WHAT YOU WILL DO → Where a line contains the string "diagram", copy that line.

---+---

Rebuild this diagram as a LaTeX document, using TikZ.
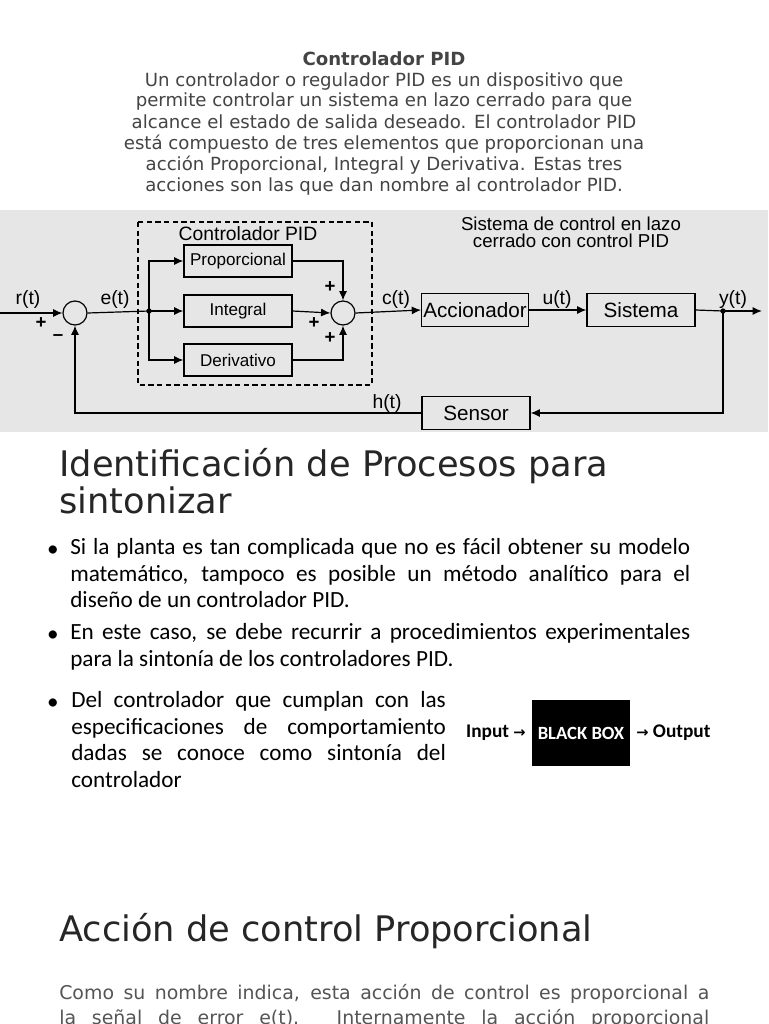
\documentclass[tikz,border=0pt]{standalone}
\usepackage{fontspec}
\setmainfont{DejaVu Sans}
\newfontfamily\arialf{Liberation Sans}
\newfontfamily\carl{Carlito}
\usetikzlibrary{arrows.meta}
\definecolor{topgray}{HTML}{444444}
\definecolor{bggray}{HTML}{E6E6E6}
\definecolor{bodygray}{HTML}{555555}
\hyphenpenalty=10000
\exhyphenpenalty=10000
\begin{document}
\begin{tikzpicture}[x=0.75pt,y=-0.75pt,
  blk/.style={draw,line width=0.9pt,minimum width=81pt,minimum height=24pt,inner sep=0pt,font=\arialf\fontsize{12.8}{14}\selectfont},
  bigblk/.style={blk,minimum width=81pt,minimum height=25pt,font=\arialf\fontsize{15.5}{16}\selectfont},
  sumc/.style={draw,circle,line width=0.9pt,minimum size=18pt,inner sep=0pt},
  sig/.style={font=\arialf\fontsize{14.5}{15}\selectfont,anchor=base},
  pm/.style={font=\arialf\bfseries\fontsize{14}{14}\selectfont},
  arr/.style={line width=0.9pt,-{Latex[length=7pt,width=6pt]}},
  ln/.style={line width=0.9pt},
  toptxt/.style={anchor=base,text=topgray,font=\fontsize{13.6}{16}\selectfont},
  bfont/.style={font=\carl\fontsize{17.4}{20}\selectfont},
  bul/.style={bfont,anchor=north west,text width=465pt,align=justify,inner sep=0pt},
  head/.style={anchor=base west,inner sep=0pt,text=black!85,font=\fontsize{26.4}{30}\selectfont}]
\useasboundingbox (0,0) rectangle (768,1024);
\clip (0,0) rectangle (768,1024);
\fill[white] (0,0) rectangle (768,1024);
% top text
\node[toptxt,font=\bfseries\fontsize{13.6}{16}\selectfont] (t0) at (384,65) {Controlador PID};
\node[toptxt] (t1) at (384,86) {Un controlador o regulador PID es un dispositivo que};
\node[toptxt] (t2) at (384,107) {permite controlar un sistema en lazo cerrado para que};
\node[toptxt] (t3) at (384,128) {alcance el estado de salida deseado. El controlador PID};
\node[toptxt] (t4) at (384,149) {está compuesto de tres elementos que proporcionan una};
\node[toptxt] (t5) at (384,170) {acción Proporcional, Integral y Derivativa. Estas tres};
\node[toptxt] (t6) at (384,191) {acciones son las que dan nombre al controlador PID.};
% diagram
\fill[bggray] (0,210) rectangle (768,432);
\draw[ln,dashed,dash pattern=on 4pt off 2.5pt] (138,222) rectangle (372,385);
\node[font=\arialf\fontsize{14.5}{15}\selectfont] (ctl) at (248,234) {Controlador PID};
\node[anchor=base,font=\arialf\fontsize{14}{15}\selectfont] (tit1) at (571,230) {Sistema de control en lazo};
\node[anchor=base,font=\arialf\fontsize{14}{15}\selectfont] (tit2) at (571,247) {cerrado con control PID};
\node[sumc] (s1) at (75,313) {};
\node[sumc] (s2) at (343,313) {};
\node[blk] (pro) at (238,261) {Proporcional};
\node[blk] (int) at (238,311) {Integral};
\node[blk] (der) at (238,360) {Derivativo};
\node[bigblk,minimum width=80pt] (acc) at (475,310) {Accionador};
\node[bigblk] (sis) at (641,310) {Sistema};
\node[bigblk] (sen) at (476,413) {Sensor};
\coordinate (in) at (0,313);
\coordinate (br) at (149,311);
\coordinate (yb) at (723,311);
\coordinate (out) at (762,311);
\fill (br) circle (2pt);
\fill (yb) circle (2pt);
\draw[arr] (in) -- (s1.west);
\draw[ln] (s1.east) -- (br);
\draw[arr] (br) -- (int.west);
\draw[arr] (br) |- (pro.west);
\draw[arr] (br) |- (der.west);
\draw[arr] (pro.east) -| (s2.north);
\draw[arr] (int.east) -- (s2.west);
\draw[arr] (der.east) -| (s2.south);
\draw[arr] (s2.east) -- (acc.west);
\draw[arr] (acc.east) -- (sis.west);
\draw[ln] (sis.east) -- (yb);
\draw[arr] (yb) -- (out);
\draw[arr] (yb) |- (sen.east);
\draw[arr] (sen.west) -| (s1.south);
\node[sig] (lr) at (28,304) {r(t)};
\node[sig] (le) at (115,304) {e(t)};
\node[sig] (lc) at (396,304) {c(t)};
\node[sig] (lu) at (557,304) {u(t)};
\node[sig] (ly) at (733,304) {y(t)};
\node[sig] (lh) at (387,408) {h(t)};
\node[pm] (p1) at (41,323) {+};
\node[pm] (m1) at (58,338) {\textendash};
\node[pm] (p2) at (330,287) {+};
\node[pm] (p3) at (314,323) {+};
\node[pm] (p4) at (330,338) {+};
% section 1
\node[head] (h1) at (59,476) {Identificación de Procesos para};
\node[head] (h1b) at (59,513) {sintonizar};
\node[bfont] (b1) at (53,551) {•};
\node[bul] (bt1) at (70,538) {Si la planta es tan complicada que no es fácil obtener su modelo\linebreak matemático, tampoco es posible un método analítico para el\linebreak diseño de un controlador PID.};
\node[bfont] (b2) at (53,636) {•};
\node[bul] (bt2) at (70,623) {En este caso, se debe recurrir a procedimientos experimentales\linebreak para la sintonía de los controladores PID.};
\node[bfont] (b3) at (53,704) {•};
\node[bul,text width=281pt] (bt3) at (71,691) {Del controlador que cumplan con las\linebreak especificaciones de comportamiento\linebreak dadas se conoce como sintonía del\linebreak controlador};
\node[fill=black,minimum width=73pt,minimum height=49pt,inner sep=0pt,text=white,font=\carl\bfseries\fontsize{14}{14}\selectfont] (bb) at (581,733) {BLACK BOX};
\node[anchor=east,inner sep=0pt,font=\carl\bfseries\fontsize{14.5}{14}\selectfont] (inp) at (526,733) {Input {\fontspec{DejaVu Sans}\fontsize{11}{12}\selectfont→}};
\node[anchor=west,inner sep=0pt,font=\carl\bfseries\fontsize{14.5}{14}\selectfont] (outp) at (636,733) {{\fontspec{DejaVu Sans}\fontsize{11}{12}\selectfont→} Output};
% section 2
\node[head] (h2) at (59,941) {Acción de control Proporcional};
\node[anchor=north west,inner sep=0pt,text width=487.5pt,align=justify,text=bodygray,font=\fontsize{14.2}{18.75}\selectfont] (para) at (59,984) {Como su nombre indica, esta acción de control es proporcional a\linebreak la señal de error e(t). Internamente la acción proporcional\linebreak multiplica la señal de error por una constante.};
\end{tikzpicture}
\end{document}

---+---

EXERCISE OUTPUT →
Rebuild this diagram as a LaTeX document, using TikZ.
% diagram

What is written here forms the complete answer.